Items from a dataset:
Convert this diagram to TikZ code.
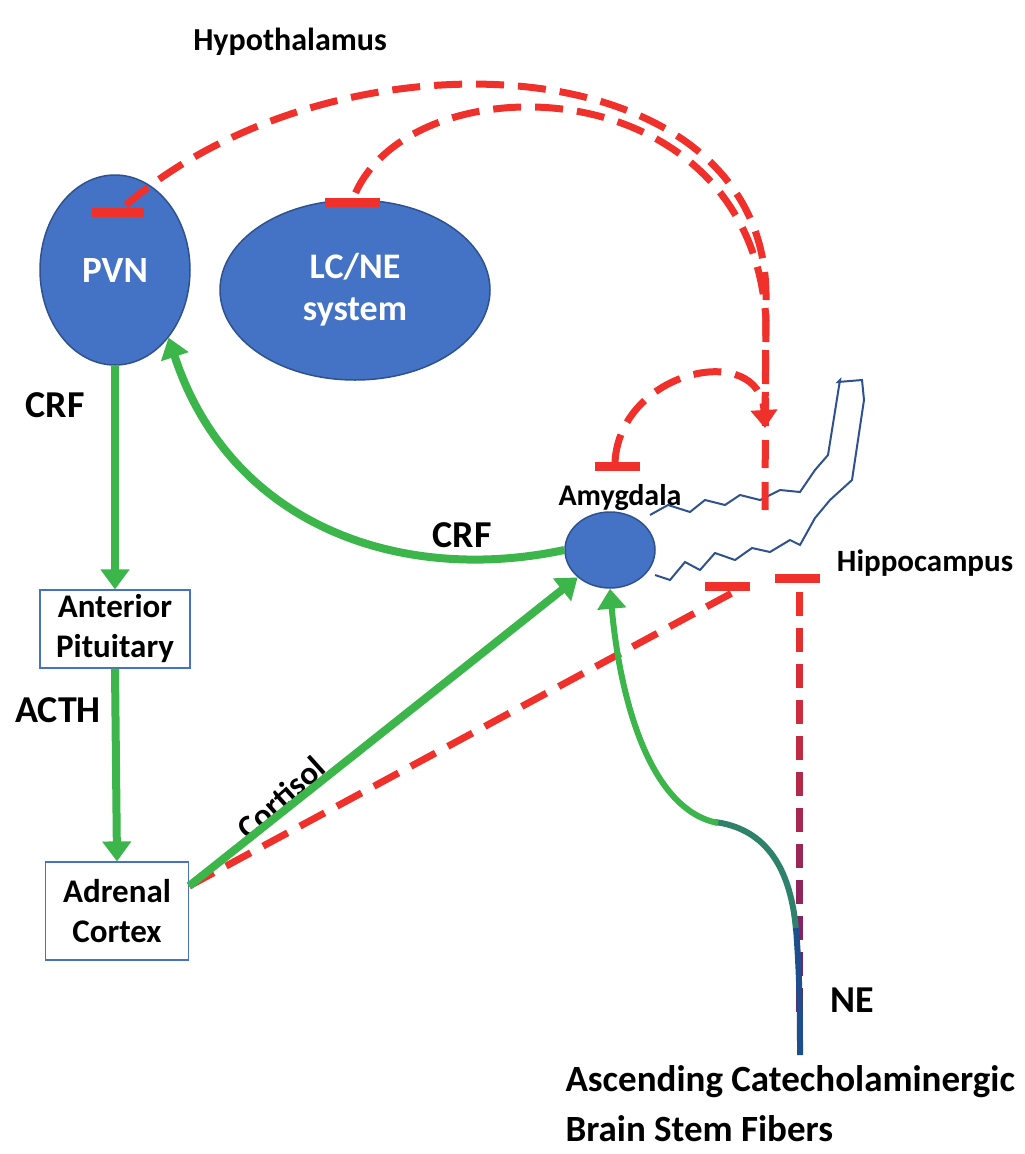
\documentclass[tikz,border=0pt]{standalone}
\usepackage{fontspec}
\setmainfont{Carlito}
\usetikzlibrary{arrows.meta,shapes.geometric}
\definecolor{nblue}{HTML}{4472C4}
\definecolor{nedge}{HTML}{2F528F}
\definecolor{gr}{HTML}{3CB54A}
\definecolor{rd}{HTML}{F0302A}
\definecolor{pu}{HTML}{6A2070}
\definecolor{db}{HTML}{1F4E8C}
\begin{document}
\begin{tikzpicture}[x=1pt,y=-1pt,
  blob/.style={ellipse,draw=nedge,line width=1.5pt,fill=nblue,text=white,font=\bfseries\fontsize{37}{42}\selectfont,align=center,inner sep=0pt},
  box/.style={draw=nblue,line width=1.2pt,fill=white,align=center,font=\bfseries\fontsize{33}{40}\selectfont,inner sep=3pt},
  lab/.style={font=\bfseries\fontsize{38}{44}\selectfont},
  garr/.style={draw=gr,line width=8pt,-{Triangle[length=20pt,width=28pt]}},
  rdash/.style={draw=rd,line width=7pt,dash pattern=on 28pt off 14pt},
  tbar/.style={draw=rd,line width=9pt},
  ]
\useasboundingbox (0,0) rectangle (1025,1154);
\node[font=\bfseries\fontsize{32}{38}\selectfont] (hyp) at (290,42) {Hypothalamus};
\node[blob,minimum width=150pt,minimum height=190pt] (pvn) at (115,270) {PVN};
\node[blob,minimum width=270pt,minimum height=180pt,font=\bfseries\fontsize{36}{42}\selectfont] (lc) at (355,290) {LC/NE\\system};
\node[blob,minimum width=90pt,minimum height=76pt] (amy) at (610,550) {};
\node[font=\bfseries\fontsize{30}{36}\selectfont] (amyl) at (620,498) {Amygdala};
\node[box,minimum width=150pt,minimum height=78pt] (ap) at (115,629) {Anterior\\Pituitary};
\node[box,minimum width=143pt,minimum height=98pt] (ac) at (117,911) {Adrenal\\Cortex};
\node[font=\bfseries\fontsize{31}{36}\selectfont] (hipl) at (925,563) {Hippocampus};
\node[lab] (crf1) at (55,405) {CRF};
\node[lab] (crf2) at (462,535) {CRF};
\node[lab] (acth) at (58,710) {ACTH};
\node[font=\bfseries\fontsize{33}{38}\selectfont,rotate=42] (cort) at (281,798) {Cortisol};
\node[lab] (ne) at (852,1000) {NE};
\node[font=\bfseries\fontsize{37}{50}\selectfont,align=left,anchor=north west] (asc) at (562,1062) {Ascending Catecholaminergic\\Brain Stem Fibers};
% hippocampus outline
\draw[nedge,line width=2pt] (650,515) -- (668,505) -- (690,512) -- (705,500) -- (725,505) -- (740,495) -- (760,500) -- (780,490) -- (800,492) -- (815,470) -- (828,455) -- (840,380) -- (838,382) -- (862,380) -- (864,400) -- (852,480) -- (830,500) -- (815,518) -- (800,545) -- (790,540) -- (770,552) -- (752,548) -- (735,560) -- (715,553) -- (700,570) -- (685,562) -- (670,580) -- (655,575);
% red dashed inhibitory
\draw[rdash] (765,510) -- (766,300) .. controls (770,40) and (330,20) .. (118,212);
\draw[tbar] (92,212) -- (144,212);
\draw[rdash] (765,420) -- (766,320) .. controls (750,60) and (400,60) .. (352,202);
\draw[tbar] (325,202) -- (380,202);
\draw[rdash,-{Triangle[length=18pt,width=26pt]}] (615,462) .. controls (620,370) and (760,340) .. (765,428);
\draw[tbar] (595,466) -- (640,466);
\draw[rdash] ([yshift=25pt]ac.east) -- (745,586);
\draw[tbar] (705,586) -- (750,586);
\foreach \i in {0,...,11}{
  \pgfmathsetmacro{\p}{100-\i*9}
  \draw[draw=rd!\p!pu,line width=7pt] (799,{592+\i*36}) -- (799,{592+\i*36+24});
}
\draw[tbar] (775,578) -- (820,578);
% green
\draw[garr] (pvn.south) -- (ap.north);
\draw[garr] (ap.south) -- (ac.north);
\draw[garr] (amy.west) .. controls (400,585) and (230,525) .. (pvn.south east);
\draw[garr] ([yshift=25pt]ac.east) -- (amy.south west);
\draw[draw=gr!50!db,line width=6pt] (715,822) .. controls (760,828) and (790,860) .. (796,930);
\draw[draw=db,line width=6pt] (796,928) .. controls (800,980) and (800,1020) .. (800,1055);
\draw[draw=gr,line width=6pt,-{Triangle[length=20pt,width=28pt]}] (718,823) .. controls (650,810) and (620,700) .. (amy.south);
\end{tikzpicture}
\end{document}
...
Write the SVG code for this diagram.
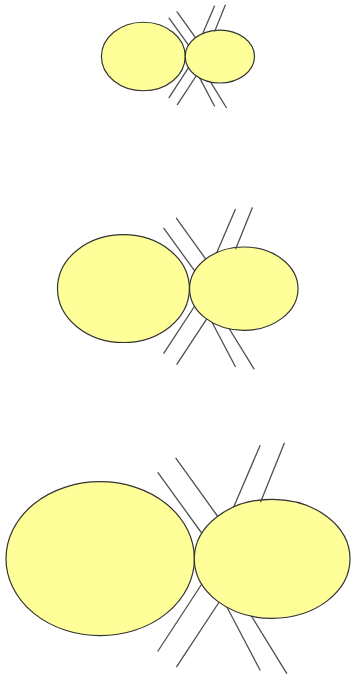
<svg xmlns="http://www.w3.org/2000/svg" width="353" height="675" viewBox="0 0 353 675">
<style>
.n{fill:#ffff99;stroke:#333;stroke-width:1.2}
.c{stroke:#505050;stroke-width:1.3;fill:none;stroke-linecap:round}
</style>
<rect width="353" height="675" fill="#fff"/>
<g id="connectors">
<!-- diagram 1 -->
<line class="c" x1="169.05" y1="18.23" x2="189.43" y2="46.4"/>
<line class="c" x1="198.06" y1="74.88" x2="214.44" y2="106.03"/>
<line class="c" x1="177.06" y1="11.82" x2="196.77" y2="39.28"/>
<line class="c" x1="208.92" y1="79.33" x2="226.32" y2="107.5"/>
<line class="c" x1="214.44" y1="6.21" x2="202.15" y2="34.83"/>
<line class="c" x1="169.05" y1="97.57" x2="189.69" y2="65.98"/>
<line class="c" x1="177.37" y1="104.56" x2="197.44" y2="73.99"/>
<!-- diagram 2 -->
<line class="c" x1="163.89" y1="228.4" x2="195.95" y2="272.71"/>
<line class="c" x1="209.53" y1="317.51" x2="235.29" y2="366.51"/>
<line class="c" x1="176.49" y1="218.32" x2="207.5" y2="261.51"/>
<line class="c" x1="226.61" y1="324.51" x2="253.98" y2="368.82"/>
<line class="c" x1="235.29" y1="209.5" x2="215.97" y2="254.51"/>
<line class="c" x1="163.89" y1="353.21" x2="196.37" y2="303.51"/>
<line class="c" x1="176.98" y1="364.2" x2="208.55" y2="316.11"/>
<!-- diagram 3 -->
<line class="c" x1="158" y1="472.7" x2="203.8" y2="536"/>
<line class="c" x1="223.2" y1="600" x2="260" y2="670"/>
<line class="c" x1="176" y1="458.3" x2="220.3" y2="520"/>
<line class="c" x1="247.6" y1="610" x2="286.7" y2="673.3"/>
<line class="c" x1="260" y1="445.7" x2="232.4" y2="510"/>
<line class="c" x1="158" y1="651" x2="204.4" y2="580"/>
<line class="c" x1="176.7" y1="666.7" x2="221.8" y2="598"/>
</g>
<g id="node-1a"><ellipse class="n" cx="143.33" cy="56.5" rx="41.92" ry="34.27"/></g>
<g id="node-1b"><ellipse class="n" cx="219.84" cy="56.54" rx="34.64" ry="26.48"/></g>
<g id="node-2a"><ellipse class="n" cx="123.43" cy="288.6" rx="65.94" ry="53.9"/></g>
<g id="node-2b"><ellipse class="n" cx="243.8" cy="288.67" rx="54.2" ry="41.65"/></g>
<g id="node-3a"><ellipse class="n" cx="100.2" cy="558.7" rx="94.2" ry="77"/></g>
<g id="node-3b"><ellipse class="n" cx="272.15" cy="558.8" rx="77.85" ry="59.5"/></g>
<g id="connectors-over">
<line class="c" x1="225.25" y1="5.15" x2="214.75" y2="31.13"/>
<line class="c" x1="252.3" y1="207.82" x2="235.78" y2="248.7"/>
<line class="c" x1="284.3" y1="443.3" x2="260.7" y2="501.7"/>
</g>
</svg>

The problem: Count the lines above that contain the word "code", and give only that number.

Response to the exercise: 2